The Inventory of U.S. Greenhouse Gas Emissions and Sinks report, issued annually by the agency, said that the decrease was “largely driven” by decreased carbon dioxide emissions from fossil fuel combustion.
This decrease was the result of both a 1 percent drop in total energy use and a shift away from coal and toward natural gas and renewables in the electricity sector.
In 2018, emissions increased by about 3 percent.
Wednesday’s report indicated that the transportation sector remained the country’s largest source of emissions, responsible for about 29 percent in 2019.

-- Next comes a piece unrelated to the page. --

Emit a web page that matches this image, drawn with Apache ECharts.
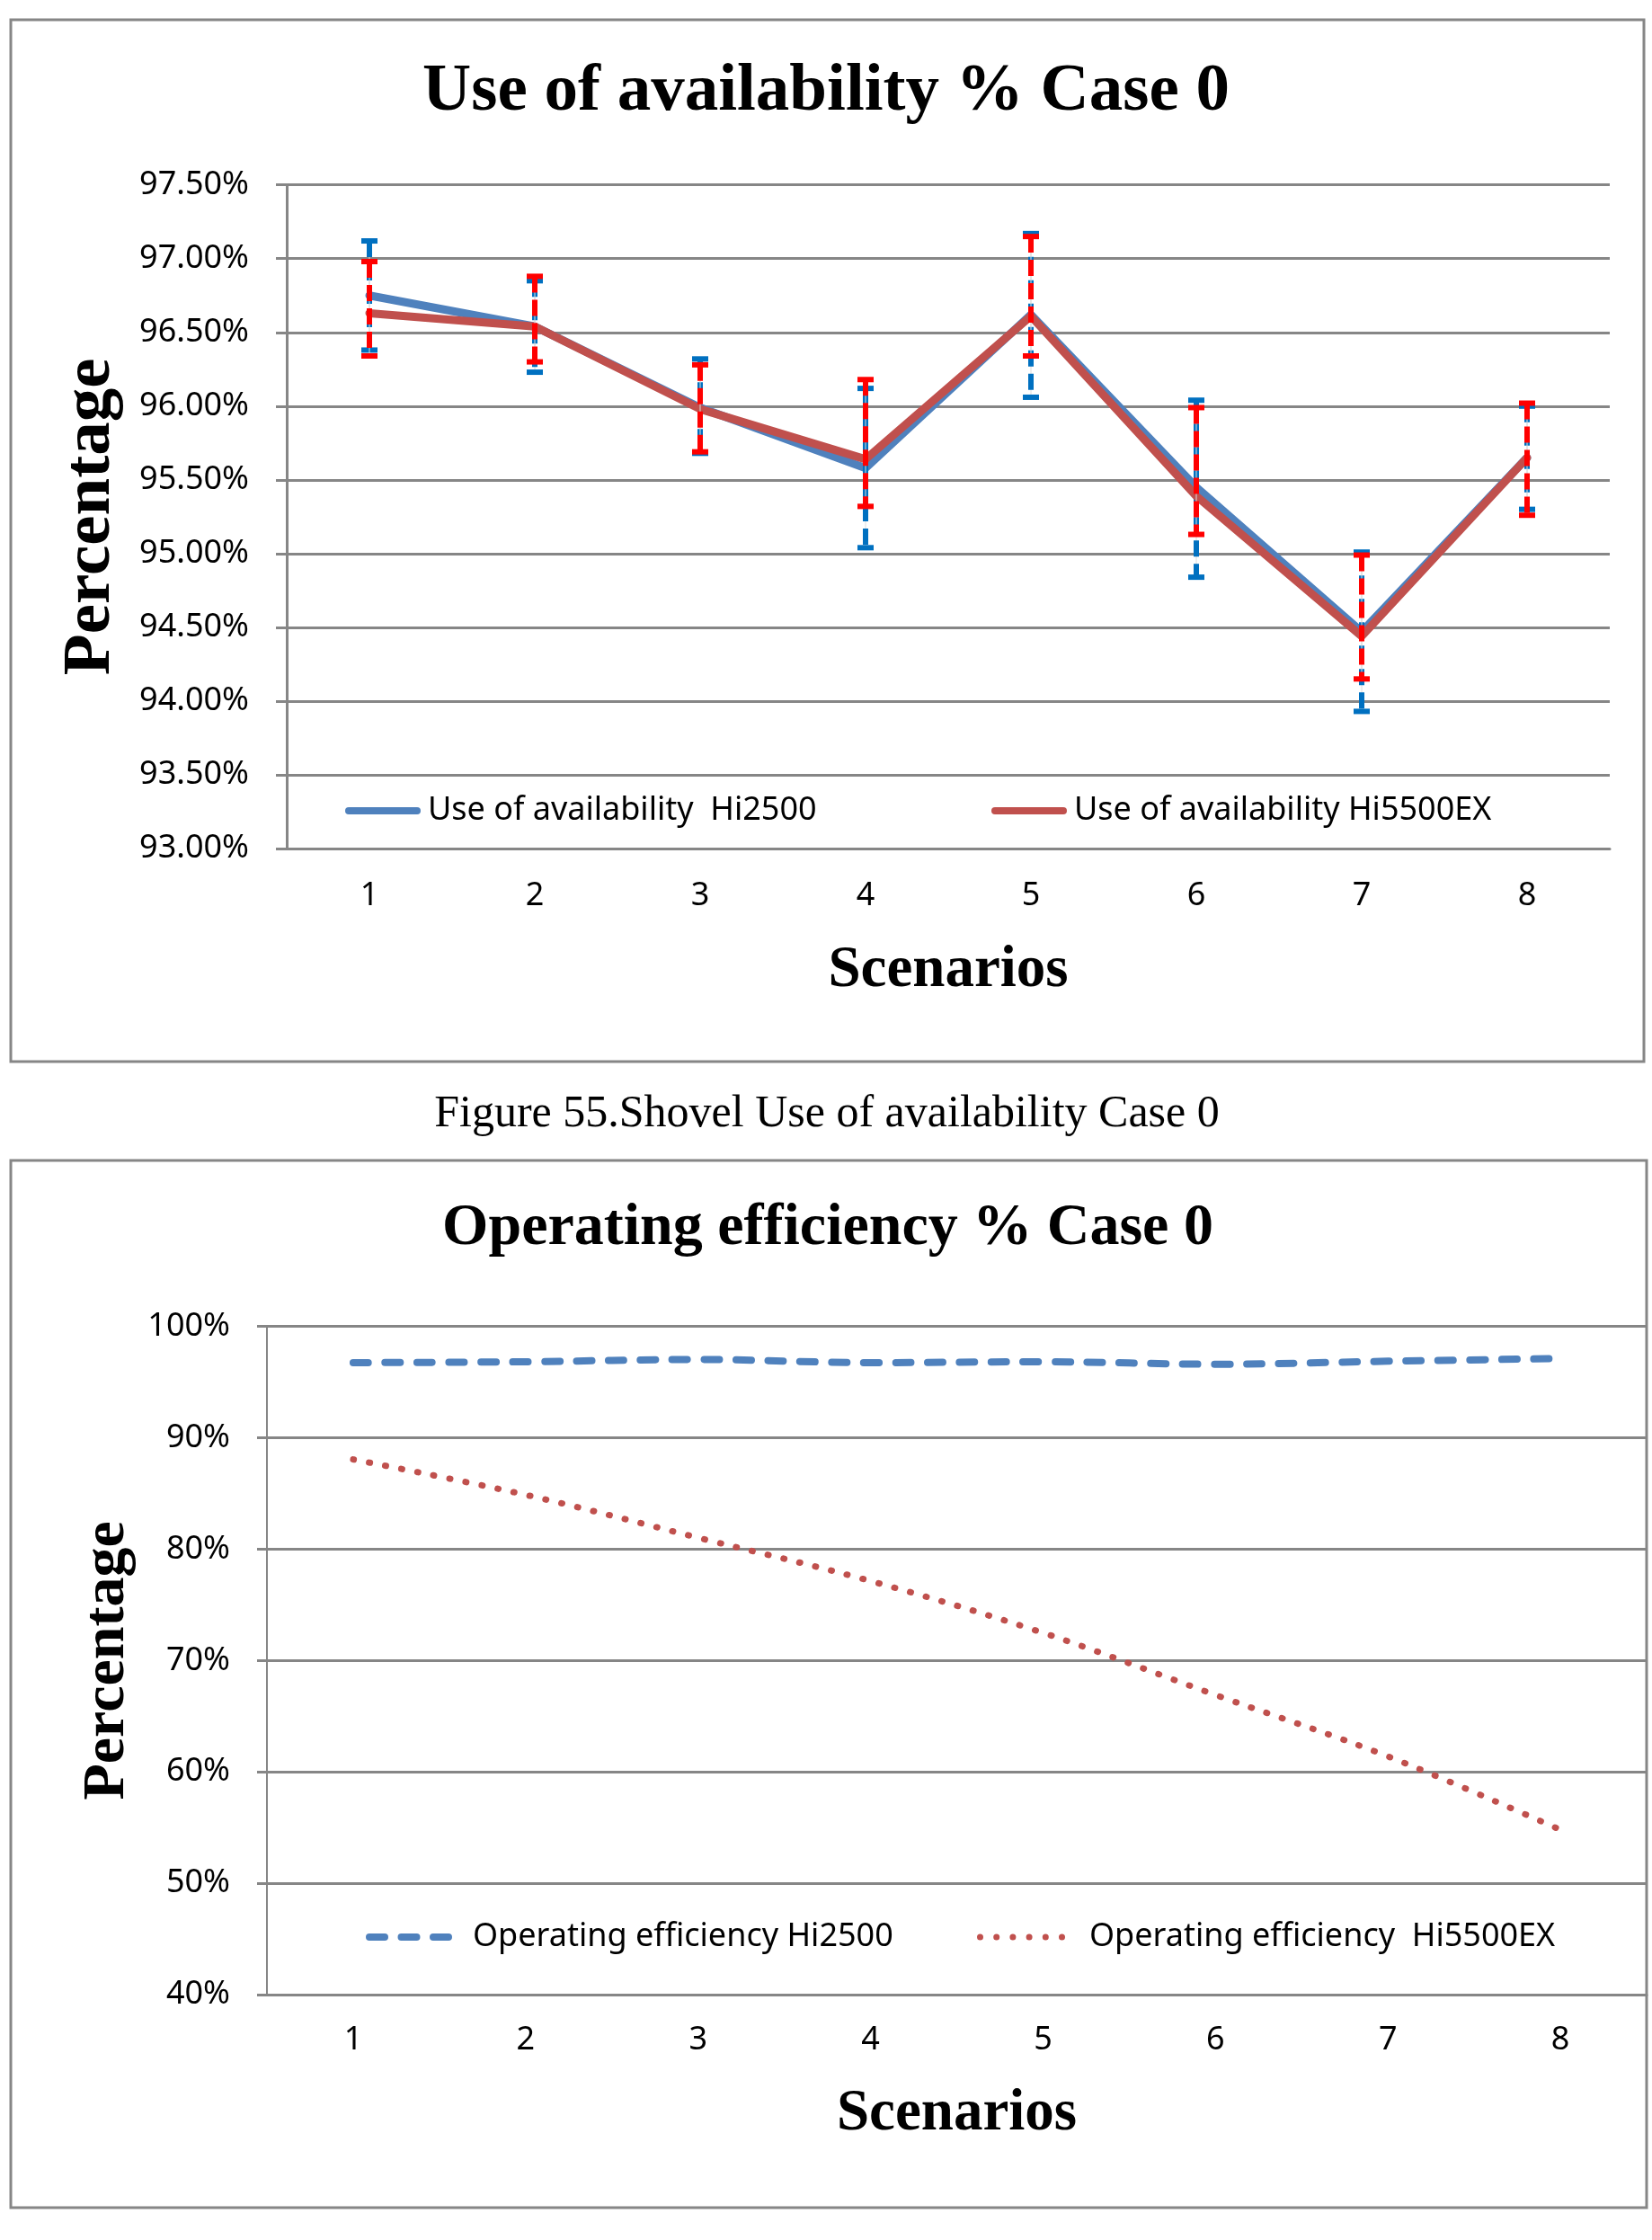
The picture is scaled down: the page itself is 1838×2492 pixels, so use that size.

It was followed by the electricity sector, which was responsible for about 25 percent; the industrial sector, responsible for about 23 percent; commercial and residential emissions, responsible for about 13 percent; and agriculture, which was responsible for about 10 percent.
The 1.7 percent decrease in emissions also represented a 13 percent decrease compared with 2005 levels, the report said.
The Obama administration said that its goal would be for the U.S. to reduce its emissions by 26 to 28 percent compared with 2005 levels by the year 2025, and the Biden administration is slated to announce updated emissions reduction goals next week.
President Biden has said that he wants the U.S. to achieve carbon neutrality by 2050 and make its electric sector carbon-free by 2035 in order to mitigate the impacts of climate change.